What the task requires: In the entries, find all lines that hold the word "this" and copy them.

Rows from a dataset of charts and code:
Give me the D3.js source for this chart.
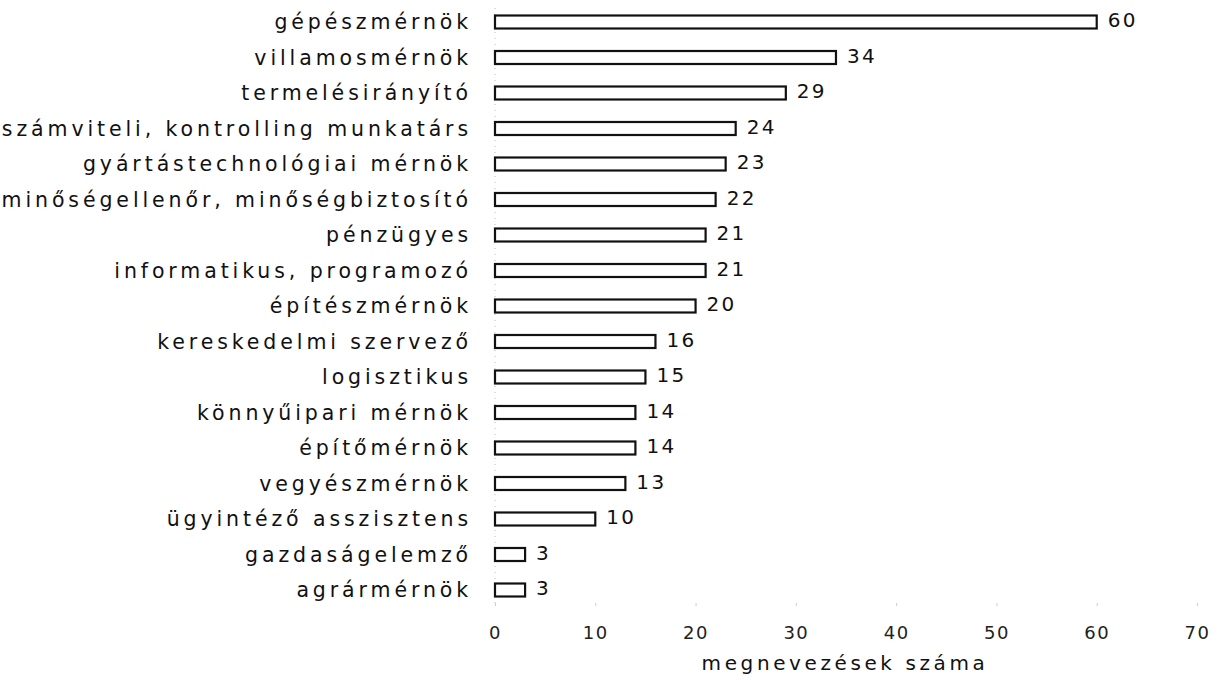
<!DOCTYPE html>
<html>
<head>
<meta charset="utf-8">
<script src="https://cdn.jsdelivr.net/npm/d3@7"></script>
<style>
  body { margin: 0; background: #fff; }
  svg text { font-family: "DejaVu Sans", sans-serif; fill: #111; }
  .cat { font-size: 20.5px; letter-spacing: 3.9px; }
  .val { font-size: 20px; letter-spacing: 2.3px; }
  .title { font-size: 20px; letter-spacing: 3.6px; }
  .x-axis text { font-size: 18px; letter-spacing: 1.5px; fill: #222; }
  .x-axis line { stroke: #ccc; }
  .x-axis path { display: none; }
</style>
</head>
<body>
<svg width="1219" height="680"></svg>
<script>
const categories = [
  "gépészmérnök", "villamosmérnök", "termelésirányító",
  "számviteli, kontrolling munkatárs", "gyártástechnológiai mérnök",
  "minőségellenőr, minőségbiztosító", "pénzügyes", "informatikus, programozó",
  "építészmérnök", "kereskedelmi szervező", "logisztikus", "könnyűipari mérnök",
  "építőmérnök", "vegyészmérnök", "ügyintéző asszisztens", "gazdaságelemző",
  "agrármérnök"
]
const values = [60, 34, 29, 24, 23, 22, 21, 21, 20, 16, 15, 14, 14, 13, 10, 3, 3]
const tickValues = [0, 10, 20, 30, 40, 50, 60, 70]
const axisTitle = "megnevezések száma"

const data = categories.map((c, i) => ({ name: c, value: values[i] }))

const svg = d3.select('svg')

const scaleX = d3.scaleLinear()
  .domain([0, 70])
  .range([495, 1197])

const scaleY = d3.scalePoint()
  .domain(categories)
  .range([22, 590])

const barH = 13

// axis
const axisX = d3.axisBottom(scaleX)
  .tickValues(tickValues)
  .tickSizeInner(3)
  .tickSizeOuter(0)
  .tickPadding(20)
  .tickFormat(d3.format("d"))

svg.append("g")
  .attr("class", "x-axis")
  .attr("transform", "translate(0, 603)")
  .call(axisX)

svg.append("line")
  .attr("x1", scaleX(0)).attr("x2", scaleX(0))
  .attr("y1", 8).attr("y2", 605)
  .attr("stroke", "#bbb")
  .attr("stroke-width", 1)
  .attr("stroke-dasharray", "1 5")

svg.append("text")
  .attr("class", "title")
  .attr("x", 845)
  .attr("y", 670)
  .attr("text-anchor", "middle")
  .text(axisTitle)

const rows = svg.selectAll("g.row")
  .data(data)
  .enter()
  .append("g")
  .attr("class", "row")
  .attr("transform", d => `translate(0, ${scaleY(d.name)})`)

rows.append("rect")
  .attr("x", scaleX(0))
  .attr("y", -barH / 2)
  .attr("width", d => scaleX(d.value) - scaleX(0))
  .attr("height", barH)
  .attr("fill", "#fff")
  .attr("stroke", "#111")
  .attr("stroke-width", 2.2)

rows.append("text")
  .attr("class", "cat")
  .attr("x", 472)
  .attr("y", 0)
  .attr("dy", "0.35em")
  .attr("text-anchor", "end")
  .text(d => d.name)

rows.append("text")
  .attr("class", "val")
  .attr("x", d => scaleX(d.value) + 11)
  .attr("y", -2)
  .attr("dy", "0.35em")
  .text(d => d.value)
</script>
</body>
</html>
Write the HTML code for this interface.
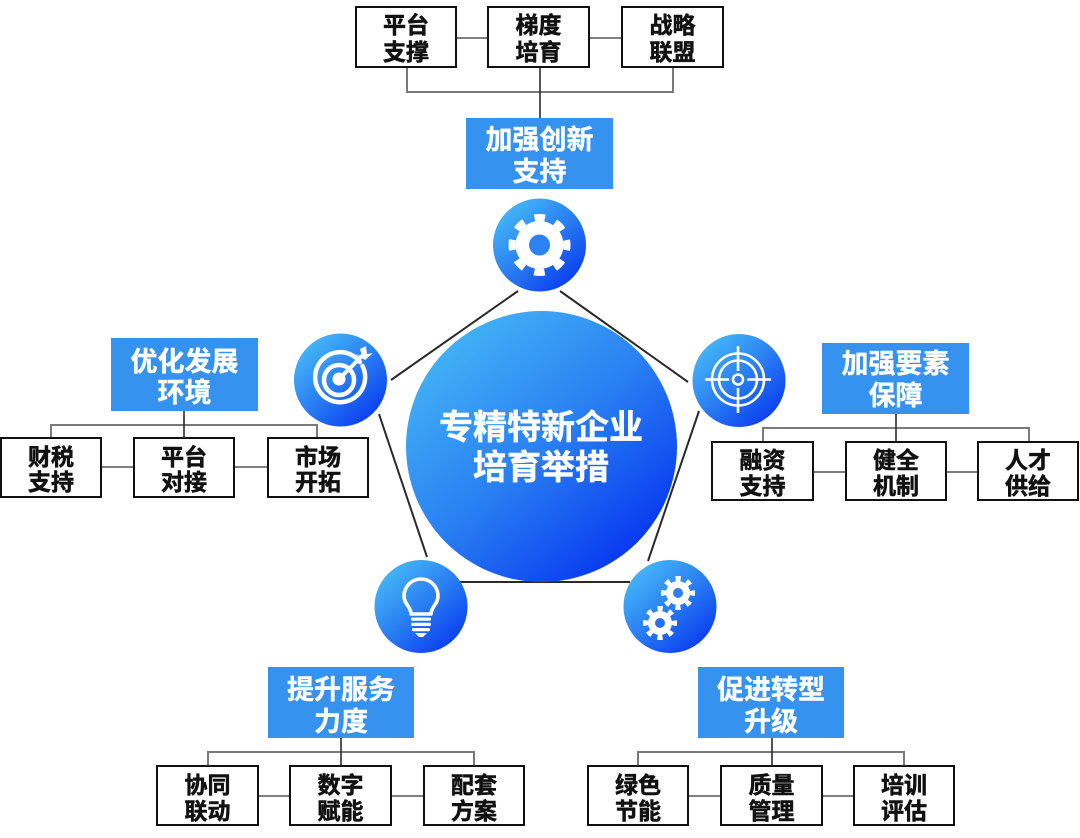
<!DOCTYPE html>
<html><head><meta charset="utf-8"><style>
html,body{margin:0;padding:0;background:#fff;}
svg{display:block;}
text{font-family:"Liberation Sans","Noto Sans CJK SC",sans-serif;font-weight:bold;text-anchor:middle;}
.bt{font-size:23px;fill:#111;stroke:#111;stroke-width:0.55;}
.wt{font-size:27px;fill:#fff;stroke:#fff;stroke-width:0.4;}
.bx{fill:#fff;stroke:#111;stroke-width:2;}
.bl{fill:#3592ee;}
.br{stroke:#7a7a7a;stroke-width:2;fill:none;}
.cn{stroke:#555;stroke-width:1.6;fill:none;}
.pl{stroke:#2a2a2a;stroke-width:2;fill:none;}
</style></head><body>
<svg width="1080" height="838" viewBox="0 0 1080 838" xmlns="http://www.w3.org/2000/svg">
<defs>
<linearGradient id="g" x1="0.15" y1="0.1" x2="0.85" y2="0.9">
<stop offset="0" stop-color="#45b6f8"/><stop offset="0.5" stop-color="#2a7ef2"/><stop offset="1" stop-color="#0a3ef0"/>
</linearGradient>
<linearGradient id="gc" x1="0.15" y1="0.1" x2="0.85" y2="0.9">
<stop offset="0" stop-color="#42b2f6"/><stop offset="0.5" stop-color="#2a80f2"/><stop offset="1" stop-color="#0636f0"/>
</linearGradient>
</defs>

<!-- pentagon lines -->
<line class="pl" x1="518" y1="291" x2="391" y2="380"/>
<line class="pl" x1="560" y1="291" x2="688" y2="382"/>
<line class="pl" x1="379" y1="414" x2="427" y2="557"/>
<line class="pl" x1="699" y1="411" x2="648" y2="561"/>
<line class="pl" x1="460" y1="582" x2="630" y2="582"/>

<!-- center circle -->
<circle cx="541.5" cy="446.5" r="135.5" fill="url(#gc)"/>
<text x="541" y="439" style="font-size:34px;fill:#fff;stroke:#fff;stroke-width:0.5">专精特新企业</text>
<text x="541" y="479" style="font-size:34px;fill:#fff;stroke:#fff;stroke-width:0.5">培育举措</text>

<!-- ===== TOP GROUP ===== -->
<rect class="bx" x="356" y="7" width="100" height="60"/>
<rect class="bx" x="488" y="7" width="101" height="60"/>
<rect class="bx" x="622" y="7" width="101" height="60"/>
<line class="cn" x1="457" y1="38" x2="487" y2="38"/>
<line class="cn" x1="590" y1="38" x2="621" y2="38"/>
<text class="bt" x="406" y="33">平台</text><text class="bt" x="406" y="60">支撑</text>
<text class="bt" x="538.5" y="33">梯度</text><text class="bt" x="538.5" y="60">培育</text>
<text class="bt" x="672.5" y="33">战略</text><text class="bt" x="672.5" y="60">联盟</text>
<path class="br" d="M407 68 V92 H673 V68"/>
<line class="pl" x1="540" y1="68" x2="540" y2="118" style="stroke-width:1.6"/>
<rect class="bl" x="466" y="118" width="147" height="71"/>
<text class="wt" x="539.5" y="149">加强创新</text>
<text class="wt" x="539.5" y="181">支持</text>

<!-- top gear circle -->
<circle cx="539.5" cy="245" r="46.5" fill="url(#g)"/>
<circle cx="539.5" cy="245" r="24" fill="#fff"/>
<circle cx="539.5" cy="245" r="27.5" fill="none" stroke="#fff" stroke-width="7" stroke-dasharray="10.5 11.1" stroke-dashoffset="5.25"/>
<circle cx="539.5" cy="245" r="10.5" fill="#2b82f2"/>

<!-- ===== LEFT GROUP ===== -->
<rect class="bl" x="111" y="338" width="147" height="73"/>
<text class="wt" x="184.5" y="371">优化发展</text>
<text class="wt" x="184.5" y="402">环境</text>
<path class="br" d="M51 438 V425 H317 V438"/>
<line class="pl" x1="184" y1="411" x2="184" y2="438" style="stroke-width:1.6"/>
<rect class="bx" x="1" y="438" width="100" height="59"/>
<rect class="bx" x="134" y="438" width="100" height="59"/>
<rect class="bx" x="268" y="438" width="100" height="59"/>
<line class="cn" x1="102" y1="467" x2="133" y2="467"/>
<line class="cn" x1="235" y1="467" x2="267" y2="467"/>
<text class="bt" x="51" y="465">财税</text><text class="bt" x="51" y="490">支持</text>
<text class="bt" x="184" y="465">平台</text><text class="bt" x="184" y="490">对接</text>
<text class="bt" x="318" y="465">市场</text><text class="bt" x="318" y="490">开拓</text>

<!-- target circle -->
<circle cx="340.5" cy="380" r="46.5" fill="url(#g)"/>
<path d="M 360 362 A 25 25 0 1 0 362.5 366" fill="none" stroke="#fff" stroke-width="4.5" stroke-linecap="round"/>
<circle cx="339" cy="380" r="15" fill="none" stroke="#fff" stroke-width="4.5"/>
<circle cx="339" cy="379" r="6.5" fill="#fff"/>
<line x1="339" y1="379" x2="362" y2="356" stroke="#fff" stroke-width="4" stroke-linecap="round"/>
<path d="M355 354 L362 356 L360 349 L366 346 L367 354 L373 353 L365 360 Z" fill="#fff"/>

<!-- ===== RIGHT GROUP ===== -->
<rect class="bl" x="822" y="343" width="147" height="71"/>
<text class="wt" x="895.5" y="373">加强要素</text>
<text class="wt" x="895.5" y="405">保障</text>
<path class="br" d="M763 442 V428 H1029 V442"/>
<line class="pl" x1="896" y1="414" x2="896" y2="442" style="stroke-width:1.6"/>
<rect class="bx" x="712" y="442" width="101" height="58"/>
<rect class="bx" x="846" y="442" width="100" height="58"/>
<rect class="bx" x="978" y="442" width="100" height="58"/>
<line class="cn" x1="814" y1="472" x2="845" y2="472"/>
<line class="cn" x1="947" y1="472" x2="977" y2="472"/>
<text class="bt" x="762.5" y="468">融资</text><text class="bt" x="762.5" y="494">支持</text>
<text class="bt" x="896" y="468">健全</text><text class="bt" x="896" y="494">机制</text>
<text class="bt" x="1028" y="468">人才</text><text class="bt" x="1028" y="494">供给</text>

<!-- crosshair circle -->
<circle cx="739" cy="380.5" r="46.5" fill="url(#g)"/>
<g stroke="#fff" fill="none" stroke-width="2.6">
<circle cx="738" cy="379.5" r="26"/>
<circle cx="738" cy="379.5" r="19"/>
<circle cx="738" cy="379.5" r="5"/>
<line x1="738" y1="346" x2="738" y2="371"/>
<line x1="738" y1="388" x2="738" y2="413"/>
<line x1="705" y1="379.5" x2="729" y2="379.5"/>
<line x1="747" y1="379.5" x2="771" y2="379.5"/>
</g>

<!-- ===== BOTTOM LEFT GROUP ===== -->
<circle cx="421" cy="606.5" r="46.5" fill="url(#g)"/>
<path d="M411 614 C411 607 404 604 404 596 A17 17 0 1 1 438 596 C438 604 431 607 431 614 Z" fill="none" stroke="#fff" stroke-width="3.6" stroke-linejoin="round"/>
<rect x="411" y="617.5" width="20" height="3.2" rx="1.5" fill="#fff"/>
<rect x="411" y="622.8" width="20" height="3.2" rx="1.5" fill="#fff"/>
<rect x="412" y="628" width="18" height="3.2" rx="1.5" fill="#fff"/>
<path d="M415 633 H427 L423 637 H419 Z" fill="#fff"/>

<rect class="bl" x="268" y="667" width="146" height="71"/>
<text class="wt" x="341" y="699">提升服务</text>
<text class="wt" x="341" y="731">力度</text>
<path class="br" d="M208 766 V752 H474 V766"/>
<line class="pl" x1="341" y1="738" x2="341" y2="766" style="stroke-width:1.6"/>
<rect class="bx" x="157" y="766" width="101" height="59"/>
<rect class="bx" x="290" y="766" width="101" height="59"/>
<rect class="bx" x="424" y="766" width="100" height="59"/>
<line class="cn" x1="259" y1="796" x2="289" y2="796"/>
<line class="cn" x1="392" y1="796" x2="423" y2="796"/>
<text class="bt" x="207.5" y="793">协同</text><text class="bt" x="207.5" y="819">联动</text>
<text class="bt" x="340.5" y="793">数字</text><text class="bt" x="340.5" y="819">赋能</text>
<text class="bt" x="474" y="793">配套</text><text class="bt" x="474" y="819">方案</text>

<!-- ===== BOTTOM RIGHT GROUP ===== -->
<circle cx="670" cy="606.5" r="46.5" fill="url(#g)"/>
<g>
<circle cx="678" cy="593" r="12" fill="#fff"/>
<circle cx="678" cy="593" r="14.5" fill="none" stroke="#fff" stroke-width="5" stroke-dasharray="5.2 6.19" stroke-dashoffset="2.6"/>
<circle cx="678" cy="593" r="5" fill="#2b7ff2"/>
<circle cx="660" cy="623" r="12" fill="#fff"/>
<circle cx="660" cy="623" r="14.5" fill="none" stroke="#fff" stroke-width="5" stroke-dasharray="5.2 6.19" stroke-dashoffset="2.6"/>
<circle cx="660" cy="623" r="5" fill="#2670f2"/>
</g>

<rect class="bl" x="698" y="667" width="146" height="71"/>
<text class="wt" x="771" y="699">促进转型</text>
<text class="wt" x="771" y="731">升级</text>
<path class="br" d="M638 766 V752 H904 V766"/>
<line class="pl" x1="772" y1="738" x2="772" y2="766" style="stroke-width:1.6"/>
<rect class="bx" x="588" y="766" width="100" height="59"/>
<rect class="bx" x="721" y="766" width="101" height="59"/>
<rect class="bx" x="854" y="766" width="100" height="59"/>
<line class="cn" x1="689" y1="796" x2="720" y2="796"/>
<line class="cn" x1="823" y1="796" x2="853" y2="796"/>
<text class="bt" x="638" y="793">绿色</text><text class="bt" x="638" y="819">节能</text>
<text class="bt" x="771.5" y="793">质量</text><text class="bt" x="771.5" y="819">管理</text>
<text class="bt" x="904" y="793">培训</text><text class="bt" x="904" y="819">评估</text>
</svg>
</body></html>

Task solution:
Give me the D3.js source for this chart.
Write the HTML code for this interface.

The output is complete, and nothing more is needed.